Choosing the wrong offset can cause your tires to rub on the suspension components or the fender, especially when turning. Always check the recommended offset range for your specific F-150 generation.
Lug Nut Size and Seat Type: The Final Piece
You can’t just reuse any old lug nuts. The F-150 has used different thread pitches over the years, as shown in the chart above (e.g., M14x1.5 vs M14x2.0). Using the wrong thread pitch will damage both the stud and the nut. Additionally, almost all F-150 wheels, both factory and aftermarket, require a conical “acorn” seat lug nut to properly center and secure the wheel. Don’t ever use a ball-seat or shank-style lug nut unless the wheel is specifically designed for it.
Lessons from the Garage: Mistakes to Avoid When Choosing Wheels
I’ve seen it all, and I’ve made some of these mistakes myself. Let my experience be your shortcut to getting it right the first time. Avoid these common pitfalls:
- Ignoring the Model Year Crossovers: My own story is a perfect example. The 1997 and 2004 model years are huge transition points for the F-150. Always double-check the pattern for these specific years. Never assume.

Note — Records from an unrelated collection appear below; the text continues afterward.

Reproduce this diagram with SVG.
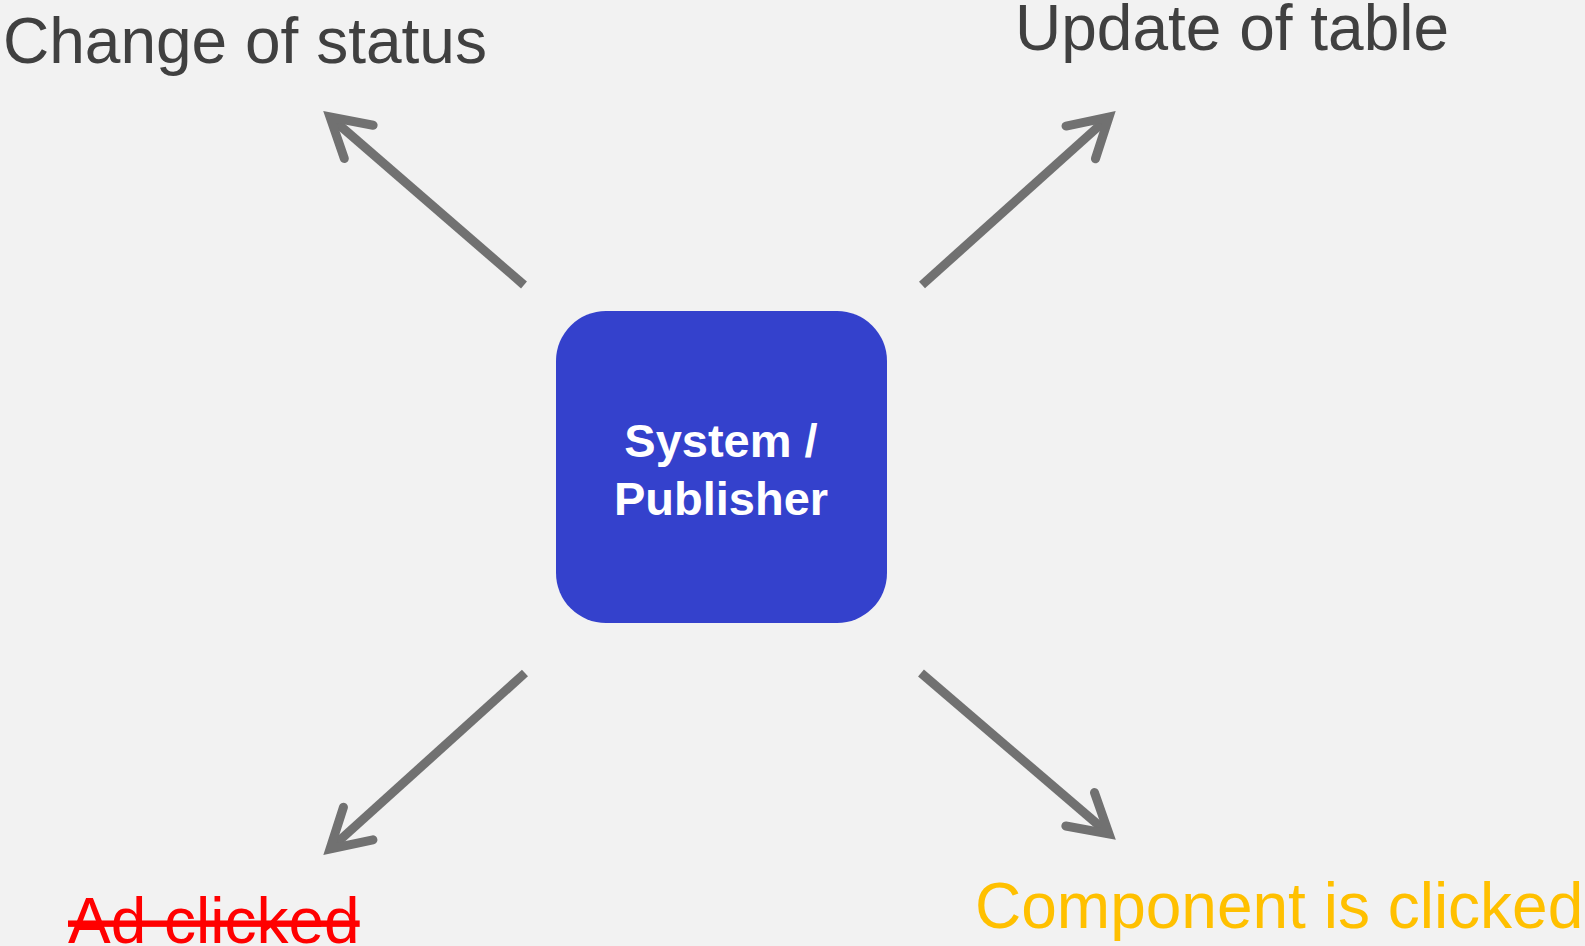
<svg xmlns="http://www.w3.org/2000/svg" width="1585" height="946" viewBox="0 0 1585 946">
  <style>
    .lbl { font-family: "Liberation Sans", Arial, sans-serif; font-size: 64px; }
    .dark { fill: #404040; }
    .node-text { font-family: "Liberation Sans", Arial, sans-serif; font-size: 47px; font-weight: bold; fill: #FFFFFF; }
    .conn { stroke: #717171; stroke-width: 9; fill: none; }
  </style>
  <defs>
    <marker id="arrow" markerUnits="userSpaceOnUse" orient="auto" markerWidth="60" markerHeight="60" viewBox="-50 -30 60 60" refX="0" refY="0" overflow="visible">
      <path d="M -38,-22 L 0,0 L -38,22" fill="none" stroke="#717171" stroke-width="9" stroke-linecap="round" stroke-linejoin="miter" stroke-miterlimit="10"/>
    </marker>
  </defs>
  <rect x="0" y="0" width="1585" height="946" fill="#F2F2F2"/>

  <g id="connectors">
    <line class="conn" x1="524" y1="285" x2="330" y2="117" marker-end="url(#arrow)"/>
    <line class="conn" x1="922" y1="285" x2="1109" y2="117" marker-end="url(#arrow)"/>
    <line class="conn" x1="525" y1="673" x2="330" y2="849" marker-end="url(#arrow)"/>
    <line class="conn" x1="921" y1="673" x2="1109" y2="834" marker-end="url(#arrow)"/>
  </g>

  <g id="node-publisher">
    <rect x="556" y="311" width="331" height="312" rx="50" ry="50" fill="#3441CC"/>
    <text class="node-text" x="721" y="457" text-anchor="middle">System /</text>
    <text class="node-text" x="721" y="515" text-anchor="middle">Publisher</text>
  </g>

  <g id="label-change-of-status">
    <text class="lbl dark" x="3" y="63">Change of status</text>
  </g>
  <g id="label-update-of-table">
    <text class="lbl dark" x="1015" y="50">Update of table</text>
  </g>
  <g id="label-ad-clicked">
    <text class="lbl" x="68" y="943" fill="#FF0000" text-decoration="line-through">Ad clicked</text>
  </g>
  <g id="label-component-clicked">
    <text class="lbl" x="975" y="928" fill="#FFC000">Component is clicked</text>
  </g>
</svg>
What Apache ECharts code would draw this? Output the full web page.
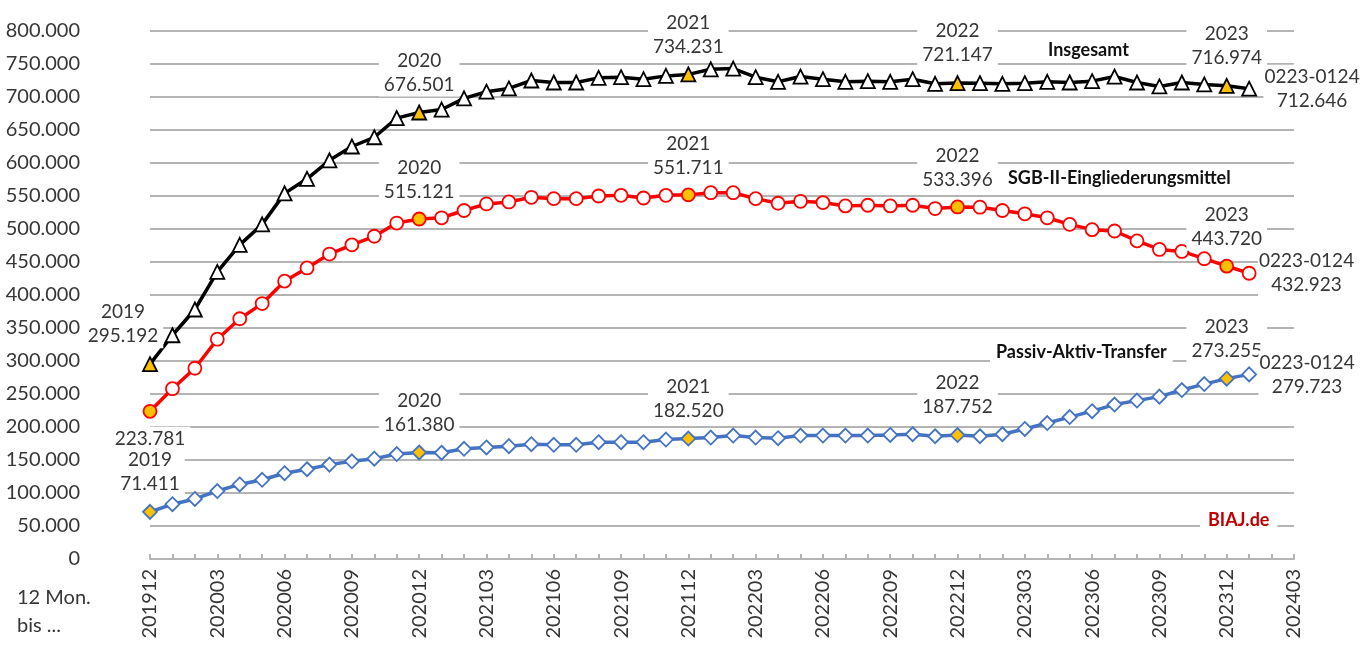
<!DOCTYPE html>
<html>
<head>
<meta charset="utf-8">
<script src="https://cdn.jsdelivr.net/npm/echarts@6/dist/echarts.min.js"></script>
<style>
html,body{margin:0;padding:0;background:#fff;}
#chart{width:1371px;height:647px;}
</style>
</head>
<body>
<div id="chart"></div>
<script>
// Categories: 12 months up to ... (201912 .. 202403)
var categories = [];
(function(){
  var y = 2019, m = 12;
  for (var i = 0; i < 52; i++) {
    categories.push(String(y) + (m < 10 ? '0' + m : String(m)));
    m++; if (m > 12) { m = 1; y++; }
  }
})();

var insgesamt = [295192,339000,378000,435000,476000,507000,554000,576000,604000,625000,639000,668000,676501,
  681000,698000,708000,713000,725000,722000,722000,729000,730000,727000,732000,734231,
  742000,743000,730000,723000,731000,727000,723000,724000,723000,727000,720000,721147,
  721000,720000,721000,723000,722000,724000,731000,722000,716000,722000,719000,716974,712646];

var sgb2 = [223781,258000,289000,333000,364000,387000,421000,441000,462000,476000,489000,509000,515121,
  517000,528000,538000,541000,548000,546000,546000,550000,551000,547000,551000,551711,
  555000,555000,546000,539000,542000,540000,535000,536000,535000,536000,531000,533396,
  533000,528000,523000,517000,507000,499000,497000,482000,469000,466000,455000,443720,432923];

var pat = [71411,83000,91000,103000,113000,120000,130000,136000,143000,148000,152000,159000,161380,
  161000,167000,169000,171000,174000,173000,173000,177000,177000,177000,181000,182520,
  184000,187000,184000,183000,187000,187000,187000,187000,188000,189000,186000,187752,
  186000,189000,197000,206000,215000,224000,234000,240000,246000,256000,265000,273255,279723];

var labelIdx = [0, 12, 24, 36, 48, 49];
var labelYears = ['2019', '2020', '2021', '2022', '2023', '0223-0124'];
var highlightIdx = [0, 12, 24, 36, 48];

function fmt(v) {
  var s = String(Math.round(v));
  var out = '';
  while (s.length > 3) { out = '.' + s.slice(-3) + out; s = s.slice(0, -3); }
  return s + out;
}

var FONT = 'Lato';
var TXT = '#363636';
var ORANGE = '#ffc000';

function baseLabel() {
  return {
    show: true, fontFamily: FONT, fontSize: 19, color: TXT, lineHeight: 24,
    backgroundColor: '#fff', padding: [0, 5, 0, 5], align: 'center'
  };
}

function buildData(values, color, opts) {
  return values.map(function (v, i) {
    var item = { value: v };
    if (highlightIdx.indexOf(i) >= 0) {
      item.itemStyle = { color: ORANGE, borderColor: color };
    }
    var li = labelIdx.indexOf(i);
    if (li >= 0) {
      var lab = baseLabel();
      var yearTxt = labelYears[li];
      if (li === 5) {
        lab.position = 'right';
        lab.distance = 5;
        lab.offset = [opts.rightOffset, 0];
        lab.verticalAlign = 'middle';
        lab.padding = [0, 1, 0, 1];
        lab.formatter = yearTxt + '\n' + fmt(v);
      } else if (li === 0 && opts.firstMode === 'valueBelow') {
        lab.position = 'bottom';
        lab.distance = 8;
        lab.formatter = fmt(v);
      } else {
        lab.position = 'top';
        lab.distance = 8;
        lab.formatter = yearTxt + '\n' + fmt(v);
        if (li === 0 && opts.firstOffset) lab.offset = opts.firstOffset;
      }
      item.label = lab;
    }
    return item;
  });
}

var chart = echarts.init(document.getElementById('chart'), null, { renderer: 'canvas' });

function lineSeries(name, values, color, symbol, size, width, opts) {
  return {
    name: name, type: 'line', data: buildData(values, color, opts),
    symbol: symbol, symbolSize: size, showAllSymbol: true,
    lineStyle: { color: color, width: width },
    itemStyle: { color: '#fff', borderColor: color, borderWidth: 1.8 },
    label: { show: false },
    emphasis: { disabled: true },
    animation: false, z: 3
  };
}

var option = {
  animation: false,
  backgroundColor: '#fff',
  grid: { left: 150, right: 77, top: 31, bottom: 88, containLabel: false },
  xAxis: {
    type: 'category', data: categories, boundaryGap: false,
    axisLine: { show: true, lineStyle: { color: '#b4b4b4', width: 2 } },
    axisTick: { show: true, inside: true, length: 5, interval: 0, lineStyle: { color: '#b4b4b4', width: 2 } },
    axisLabel: { interval: 2, rotate: 90, fontFamily: FONT, fontSize: 20, color: TXT, margin: 10 },
    splitLine: { show: false }
  },
  yAxis: {
    type: 'value', min: 0, max: 800000, interval: 50000,
    axisLine: { show: false }, axisTick: { show: false },
    axisLabel: { fontFamily: FONT, fontSize: 20, color: TXT, margin: 70, formatter: function (v) { return fmt(v); } },
    splitLine: { lineStyle: { color: '#b4b4b4', width: 2 } }
  },
  series: [
    lineSeries('Insgesamt', insgesamt, '#000000', 'triangle', 14, 3.5, { rightOffset: 50, firstOffset: [-27, 0] }),
    lineSeries('SGB-II-Eingliederungsmittel', sgb2, '#ff0000', 'circle', 13, 3.5, { rightOffset: 45, firstMode: 'valueBelow' }),
    lineSeries('Passiv-Aktiv-Transfer', pat, '#4472c4', 'diamond', 14, 3.5, { rightOffset: 45 })
  ],
  graphic: [
    { type: 'text', left: 1042, top: 39, z: 10, style: { text: 'Insgesamt', font: 'bold 18px Lato', fill: '#111', backgroundColor: '#fff', padding: [2, 6] } },
    { type: 'text', left: 1002, top: 167, z: 10, style: { text: 'SGB-II-Eingliederungsmittel', font: 'bold 18px Lato', fill: '#111', backgroundColor: '#fff', padding: [2, 6] } },
    { type: 'text', left: 990, top: 341, z: 10, style: { text: 'Passiv-Aktiv-Transfer', font: 'bold 18px Lato', fill: '#111', backgroundColor: '#fff', padding: [2, 6] } },
    { type: 'text', left: 1200, top: 509, z: 10, style: { text: 'BIAJ.de', font: 'bold 18px Lato', fill: '#c00000', backgroundColor: '#fff', padding: [2, 8] } },
    { type: 'text', left: 17, top: 584, z: 10, style: { text: '12 Mon.\nbis ...', font: '20px Lato', fill: TXT, lineHeight: 28 } }
  ]
};
chart.setOption(option);
</script>
</body>
</html>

- Buying “Universal” Wheels Without Rings: Some aftermarket wheels have a huge center bore to fit many vehicles. They are not a direct fit for your F-150. If you buy these, you absolutely must purchase the correct 87.1mm hub-centric rings. A wheel that fits the pattern but is loose on the hub is a safety hazard.
- Guessing on Lug Nuts: “They look the same.” No, they’re not. Using M14x2.0 nuts on M14x1.5 studs (or vice versa) will feel okay for a turn or two before they cross-thread and destroy everything. Verify your truck’s spec and buy the correct lug nuts for your new wheels.
- Forgetting About the TPMS: For F-150s from 2007 onwards, you have a Tire Pressure Monitoring System. When swapping wheels, you need to either move the sensors from your old wheels to the new ones or buy a new set and have them programmed to your truck. If you don’t, you’ll have a permanent warning light on your dash.
Frequently Asked Questions
What is the most common F-150 lug pattern?
By far, the most common Ford F-150 lug pattern is 6x135mm. This has been the standard for all F-150 models from the 2004 model year all the way through the current 2026 models.
Can I use wheels from a Chevy or Ram on my F-150?
No, you generally cannot. Other truck manufacturers use different lug patterns and center bores. For example, a modern Chevy/GMC 1500 uses a 6×139.7mm (6×5.5″) pattern, and a Ram 1500 uses 6×139.7mm as well (older models were 5-lug). They are not interchangeable with Ford’s 6x135mm pattern.
Do I need an adapter to change my F-150’s lug pattern?
Wheel adapters exist that can convert one lug pattern to another (e.g., 5x135mm to 6x135mm). While they can work if they are high-quality and installed correctly, they add another point of potential failure. They also push the wheels further out, which can affect suspension geometry and cause fender rubbing. It is always safer and better to buy wheels with the correct native lug pattern for your truck.
What’s the difference between the standard F-150 and the F-150 HD/7-Lug?
During the 10th generation (1997-2003), Ford produced a heavy-duty version of the F-150, often badged as the “F-150 7700” or sold as a light-duty F-250. This specific model used a unique and much stronger 7-lug wheel with a 7x150mm lug pattern. These wheels are rare and will not fit any other F-150 model.